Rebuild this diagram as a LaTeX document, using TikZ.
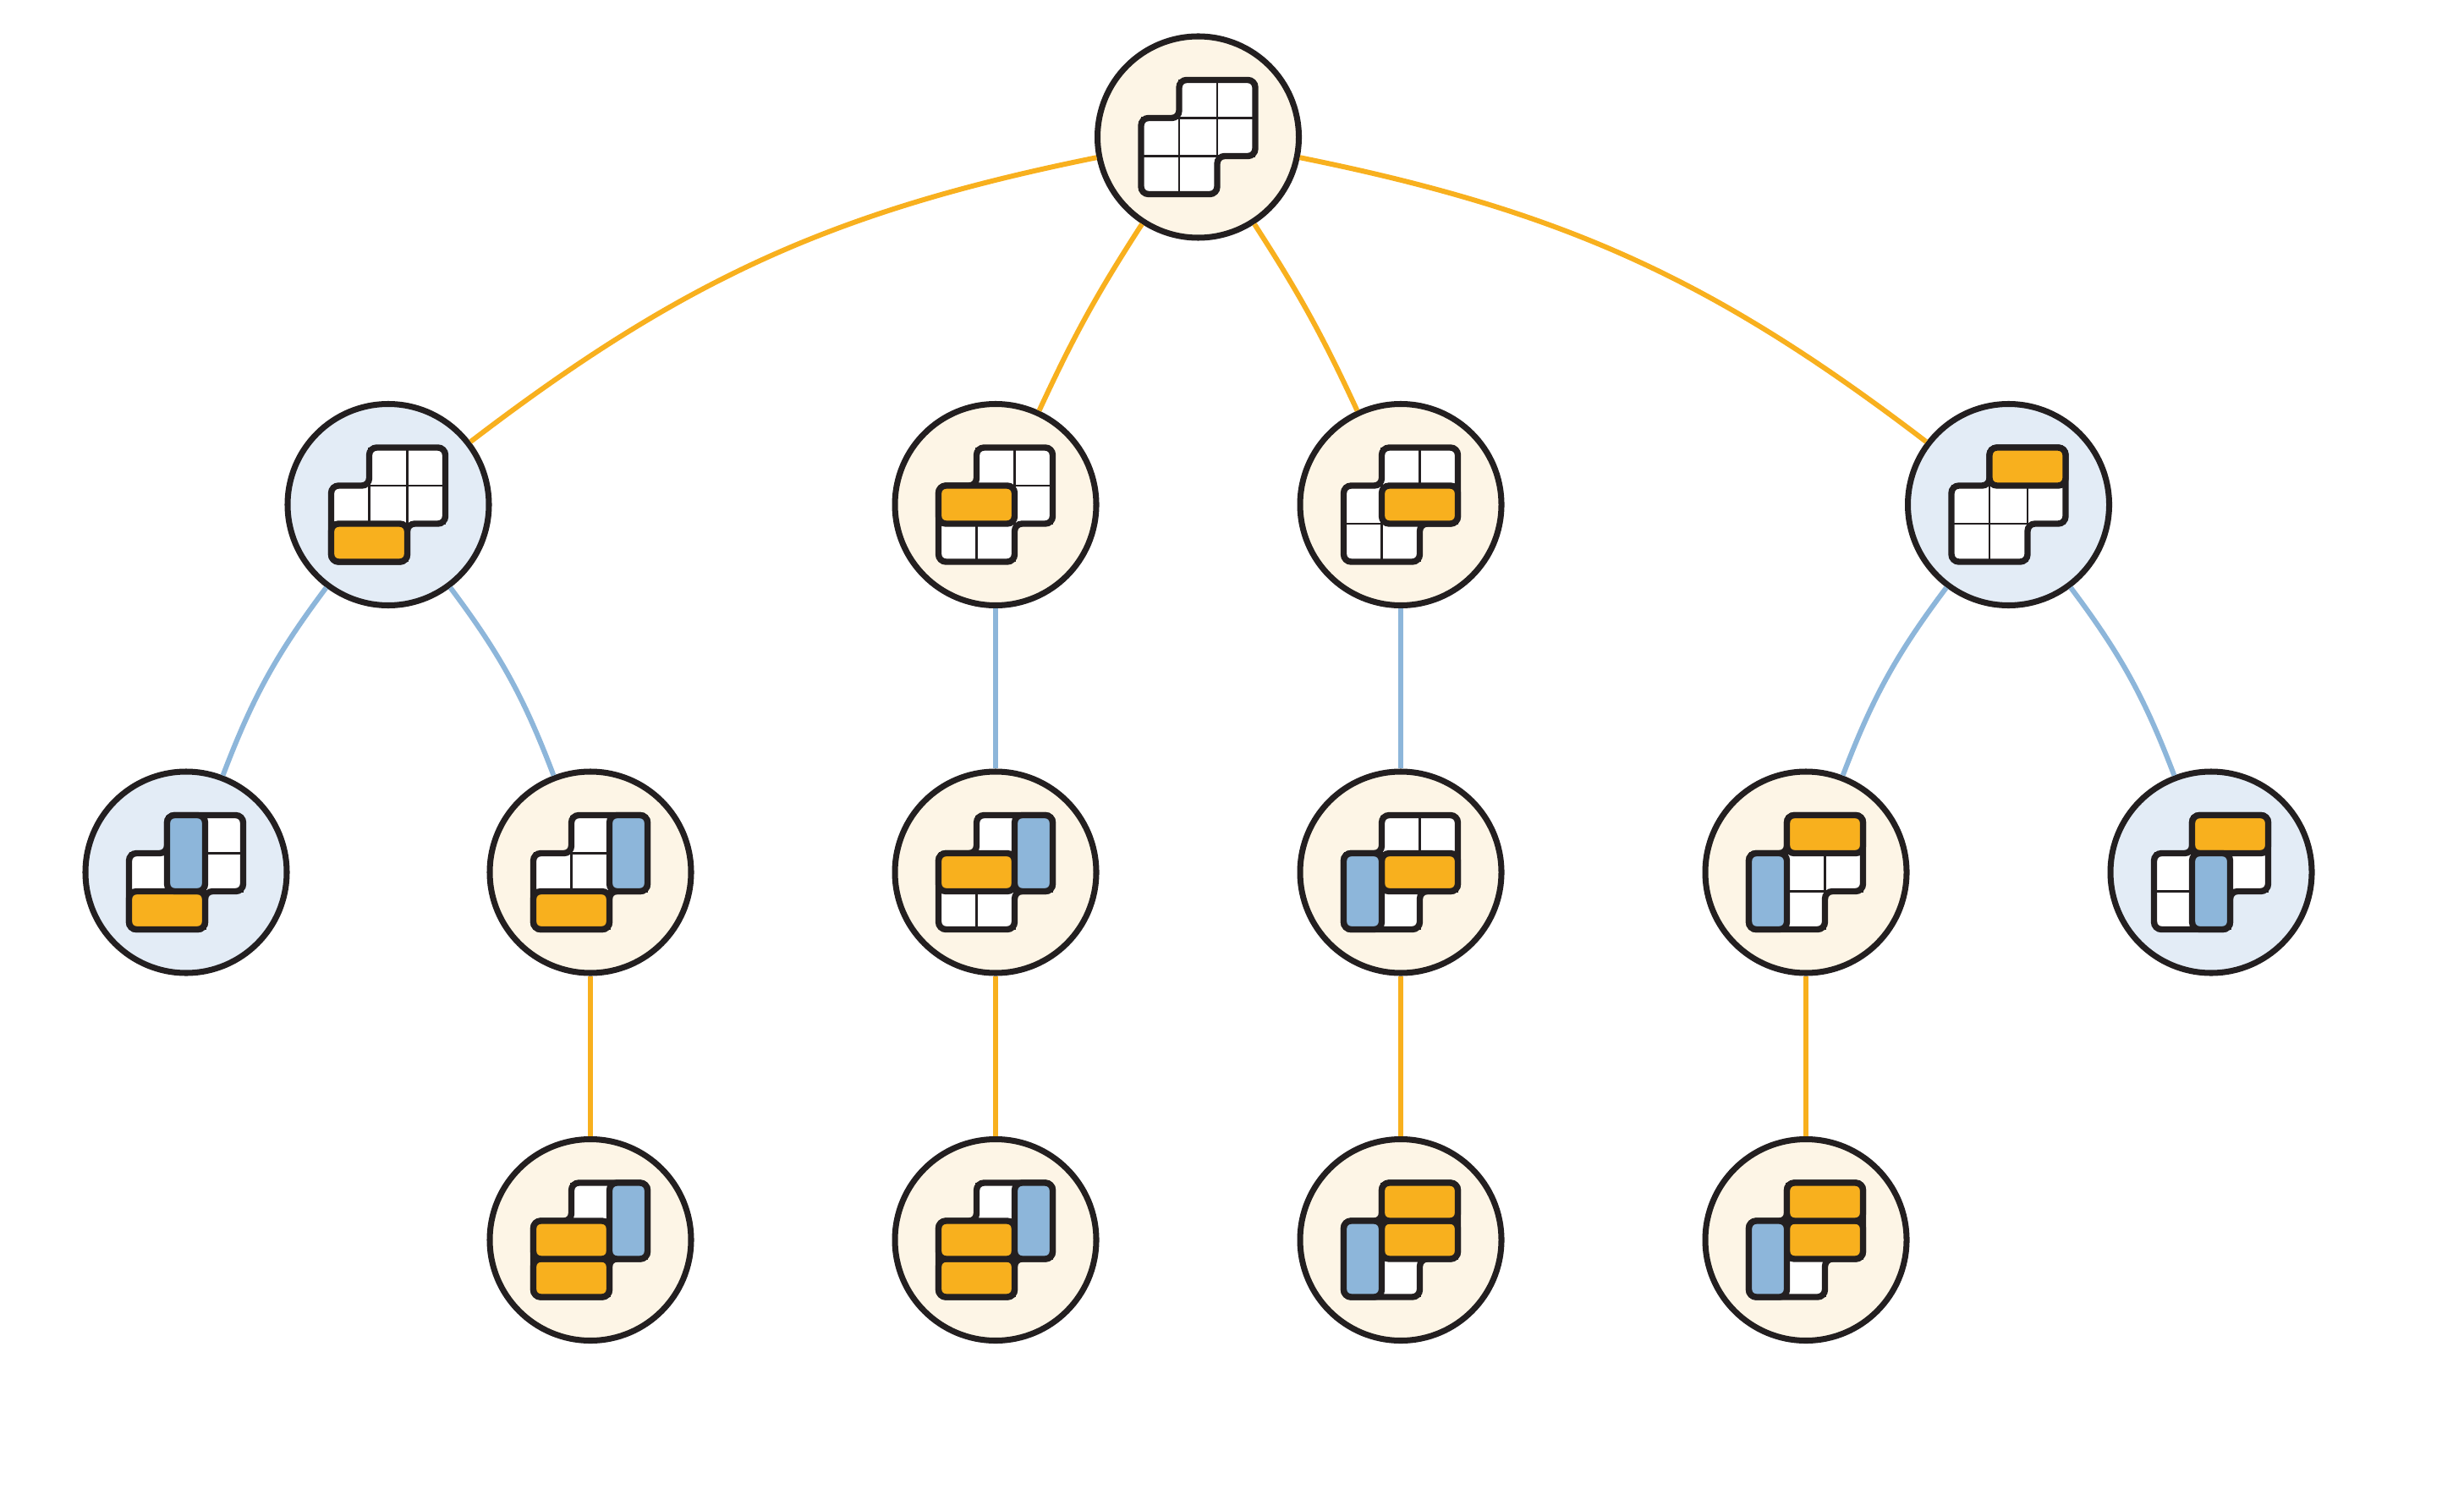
\documentclass[tikz,border=0pt]{standalone}
\usetikzlibrary{arrows.meta}
\definecolor{tbcream}{HTML}{FDF5E6}
\definecolor{tbpale}{HTML}{E3ECF6}
\definecolor{tborange}{HTML}{F8B01E}
\definecolor{tbblue}{HTML}{8DB6DA}
\definecolor{tbink}{HTML}{231F20}

% empty 7-cell board centred on a node, #2 = pieces laid on it
\newcommand{\tilingboard}[2]{%
  \begin{scope}[shift={(#1.center)}, x=0.45cm, y=0.45cm, shift={(-1.5,-1.5)}]
    \fill[white] (0,0) -- (2,0) -- (2,1) -- (3,1) -- (3,3) -- (1,3) -- (1,2) -- (0,2) -- cycle;
    \draw[gridline] (1,0) -- (1,3) (2,0) -- (2,3) (0,1) -- (3,1) (0,2) -- (3,2);
    \draw[tile] (0,0) -- (2,0) -- (2,1) -- (3,1) -- (3,3) -- (1,3) -- (1,2) -- (0,2) -- cycle;
    #2
  \end{scope}}
\newcommand{\hpiece}[2]{\draw[tile, fill=tborange] (#1,#2) rectangle ++(2,1);}
\newcommand{\vpiece}[2]{\draw[tile, fill=tbblue] (#1,#2) rectangle ++(1,2);}

\begin{document}
\begin{tikzpicture}[
    pnode/.style={circle, draw=tbink, line width=2pt, minimum size=2.38cm, inner sep=0pt, fill=tbcream},
    dnode/.style={pnode, fill=tbpale},
    hlink/.style={draw=tborange, line width=1.7pt},
    vlink/.style={draw=tbblue, line width=1.7pt},
    tile/.style={draw=tbink, line width=2.1pt, rounded corners=2.5pt},
    gridline/.style={draw=tbink, line width=0.6pt}]
  \useasboundingbox (0,0) rectangle (29.13,-17.67);

  % level 0 and 1
  \node[pnode] (r) at (14.165,-1.62) {};
  \node[dnode] (a) at (4.59,-5.965) {};
  \node[pnode] (b) at (11.77,-5.965) {};
  \node[pnode] (c) at (16.56,-5.965) {};
  \node[dnode] (d) at (23.745,-5.965) {};
  % level 2
  \node[dnode] (a1) at (2.20,-10.31) {};
  \node[pnode] (a2) at (6.98,-10.31) {};
  \node[pnode] (b1) at (11.77,-10.31) {};
  \node[pnode] (c1) at (16.56,-10.31) {};
  \node[pnode] (d1) at (21.35,-10.31) {};
  \node[dnode] (d2) at (26.14,-10.31) {};
  % level 3
  \node[pnode] (a21) at (6.98,-14.655) {};
  \node[pnode] (b11) at (11.77,-14.655) {};
  \node[pnode] (c11) at (16.56,-14.655) {};
  \node[pnode] (d11) at (21.35,-14.655) {};

  \draw[hlink] (r) to[bend right=13] (a);
  \draw[hlink] (r) to[bend right=4] (b);
  \draw[hlink] (r) to[bend left=4] (c);
  \draw[hlink] (r) to[bend left=13] (d);
  \draw[vlink] (a) to[bend right=8] (a1);
  \draw[vlink] (a) to[bend left=8] (a2);
  \draw[vlink] (b) -- (b1);
  \draw[vlink] (c) -- (c1);
  \draw[vlink] (d) to[bend right=8] (d1);
  \draw[vlink] (d) to[bend left=8] (d2);
  \draw[hlink] (a2) -- (a21);
  \draw[hlink] (b1) -- (b11);
  \draw[hlink] (c1) -- (c11);
  \draw[hlink] (d1) -- (d11);

  \tilingboard{r}{}
  \tilingboard{a}{\hpiece{0}{0}}
  \tilingboard{b}{\hpiece{0}{1}}
  \tilingboard{c}{\hpiece{1}{1}}
  \tilingboard{d}{\hpiece{1}{2}}
  \tilingboard{a1}{\hpiece{0}{0}\vpiece{1}{1}}
  \tilingboard{a2}{\hpiece{0}{0}\vpiece{2}{1}}
  \tilingboard{b1}{\hpiece{0}{1}\vpiece{2}{1}}
  \tilingboard{c1}{\hpiece{1}{1}\vpiece{0}{0}}
  \tilingboard{d1}{\hpiece{1}{2}\vpiece{0}{0}}
  \tilingboard{d2}{\hpiece{1}{2}\vpiece{1}{0}}
  \tilingboard{a21}{\hpiece{0}{0}\hpiece{0}{1}\vpiece{2}{1}}
  \tilingboard{b11}{\hpiece{0}{0}\hpiece{0}{1}\vpiece{2}{1}}
  \tilingboard{c11}{\hpiece{1}{1}\hpiece{1}{2}\vpiece{0}{0}}
  \tilingboard{d11}{\hpiece{1}{1}\hpiece{1}{2}\vpiece{0}{0}}
\end{tikzpicture}
\end{document}
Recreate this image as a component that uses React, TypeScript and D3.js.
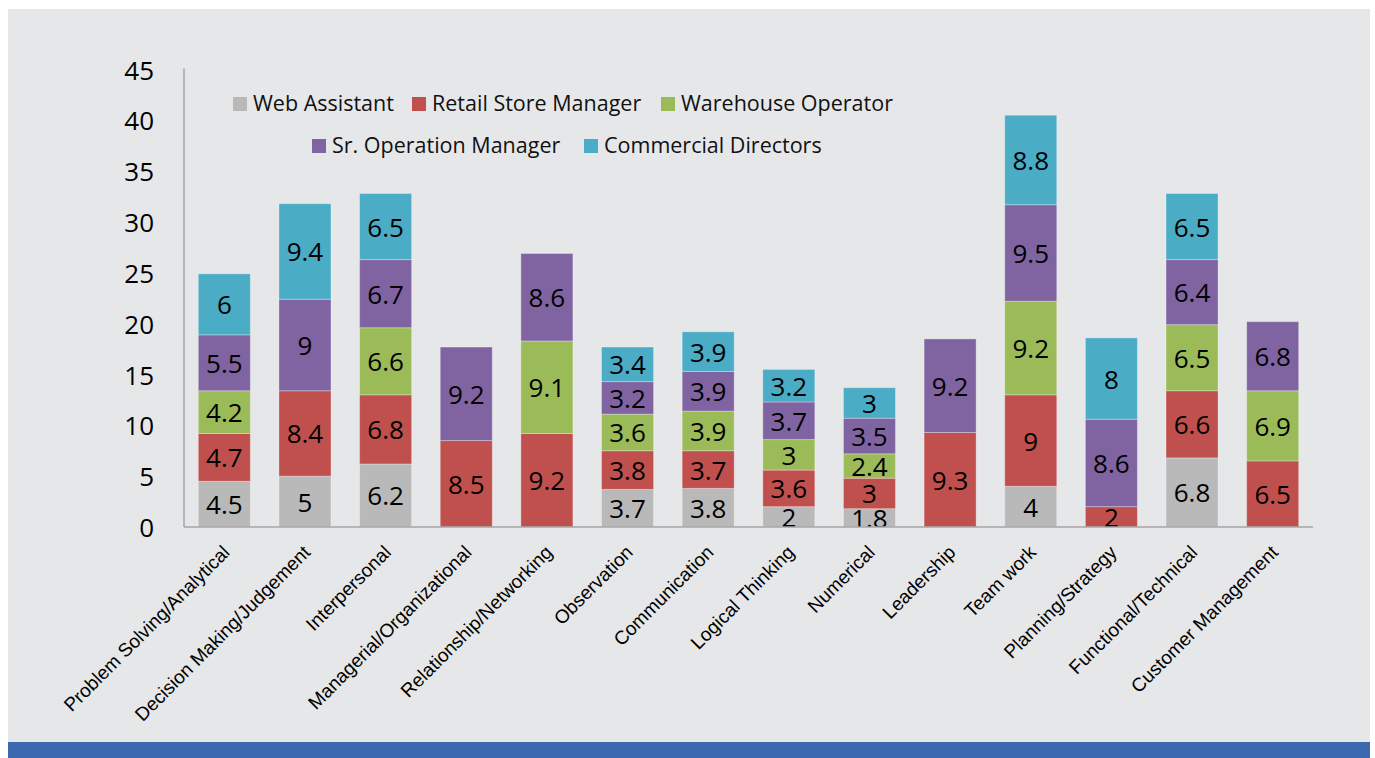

※

Print every entry above again without changing a word, and omit the pictures.

**WRITTEN SOLUTION:**
Rebuild this diagram as a LaTeX document, using TikZ.
\documentclass[tikz,border=0pt]{standalone}
\usetikzlibrary{arrows.meta}
\definecolor{tbcream}{HTML}{FDF5E6}
\definecolor{tbpale}{HTML}{E3ECF6}
\definecolor{tborange}{HTML}{F8B01E}
\definecolor{tbblue}{HTML}{8DB6DA}
\definecolor{tbink}{HTML}{231F20}

% empty 7-cell board centred on a node, #2 = pieces laid on it
\newcommand{\tilingboard}[2]{%
  \begin{scope}[shift={(#1.center)}, x=0.45cm, y=0.45cm, shift={(-1.5,-1.5)}]
    \fill[white] (0,0) -- (2,0) -- (2,1) -- (3,1) -- (3,3) -- (1,3) -- (1,2) -- (0,2) -- cycle;
    \draw[gridline] (1,0) -- (1,3) (2,0) -- (2,3) (0,1) -- (3,1) (0,2) -- (3,2);
    \draw[tile] (0,0) -- (2,0) -- (2,1) -- (3,1) -- (3,3) -- (1,3) -- (1,2) -- (0,2) -- cycle;
    #2
  \end{scope}}
\newcommand{\hpiece}[2]{\draw[tile, fill=tborange] (#1,#2) rectangle ++(2,1);}
\newcommand{\vpiece}[2]{\draw[tile, fill=tbblue] (#1,#2) rectangle ++(1,2);}

\begin{document}
\begin{tikzpicture}[
    pnode/.style={circle, draw=tbink, line width=2pt, minimum size=2.38cm, inner sep=0pt, fill=tbcream},
    dnode/.style={pnode, fill=tbpale},
    hlink/.style={draw=tborange, line width=1.7pt},
    vlink/.style={draw=tbblue, line width=1.7pt},
    tile/.style={draw=tbink, line width=2.1pt, rounded corners=2.5pt},
    gridline/.style={draw=tbink, line width=0.6pt}]
  \useasboundingbox (0,0) rectangle (29.13,-17.67);

  % level 0 and 1
  \node[pnode] (r) at (14.165,-1.62) {};
  \node[dnode] (a) at (4.59,-5.965) {};
  \node[pnode] (b) at (11.77,-5.965) {};
  \node[pnode] (c) at (16.56,-5.965) {};
  \node[dnode] (d) at (23.745,-5.965) {};
  % level 2
  \node[dnode] (a1) at (2.20,-10.31) {};
  \node[pnode] (a2) at (6.98,-10.31) {};
  \node[pnode] (b1) at (11.77,-10.31) {};
  \node[pnode] (c1) at (16.56,-10.31) {};
  \node[pnode] (d1) at (21.35,-10.31) {};
  \node[dnode] (d2) at (26.14,-10.31) {};
  % level 3
  \node[pnode] (a21) at (6.98,-14.655) {};
  \node[pnode] (b11) at (11.77,-14.655) {};
  \node[pnode] (c11) at (16.56,-14.655) {};
  \node[pnode] (d11) at (21.35,-14.655) {};

  \draw[hlink] (r) to[bend right=13] (a);
  \draw[hlink] (r) to[bend right=4] (b);
  \draw[hlink] (r) to[bend left=4] (c);
  \draw[hlink] (r) to[bend left=13] (d);
  \draw[vlink] (a) to[bend right=8] (a1);
  \draw[vlink] (a) to[bend left=8] (a2);
  \draw[vlink] (b) -- (b1);
  \draw[vlink] (c) -- (c1);
  \draw[vlink] (d) to[bend right=8] (d1);
  \draw[vlink] (d) to[bend left=8] (d2);
  \draw[hlink] (a2) -- (a21);
  \draw[hlink] (b1) -- (b11);
  \draw[hlink] (c1) -- (c11);
  \draw[hlink] (d1) -- (d11);

  \tilingboard{r}{}
  \tilingboard{a}{\hpiece{0}{0}}
  \tilingboard{b}{\hpiece{0}{1}}
  \tilingboard{c}{\hpiece{1}{1}}
  \tilingboard{d}{\hpiece{1}{2}}
  \tilingboard{a1}{\hpiece{0}{0}\vpiece{1}{1}}
  \tilingboard{a2}{\hpiece{0}{0}\vpiece{2}{1}}
  \tilingboard{b1}{\hpiece{0}{1}\vpiece{2}{1}}
  \tilingboard{c1}{\hpiece{1}{1}\vpiece{0}{0}}
  \tilingboard{d1}{\hpiece{1}{2}\vpiece{0}{0}}
  \tilingboard{d2}{\hpiece{1}{2}\vpiece{1}{0}}
  \tilingboard{a21}{\hpiece{0}{0}\hpiece{0}{1}\vpiece{2}{1}}
  \tilingboard{b11}{\hpiece{0}{0}\hpiece{0}{1}\vpiece{2}{1}}
  \tilingboard{c11}{\hpiece{1}{1}\hpiece{1}{2}\vpiece{0}{0}}
  \tilingboard{d11}{\hpiece{1}{1}\hpiece{1}{2}\vpiece{0}{0}}
\end{tikzpicture}
\end{document}
Recreate this image as a component that uses React, TypeScript and D3.js.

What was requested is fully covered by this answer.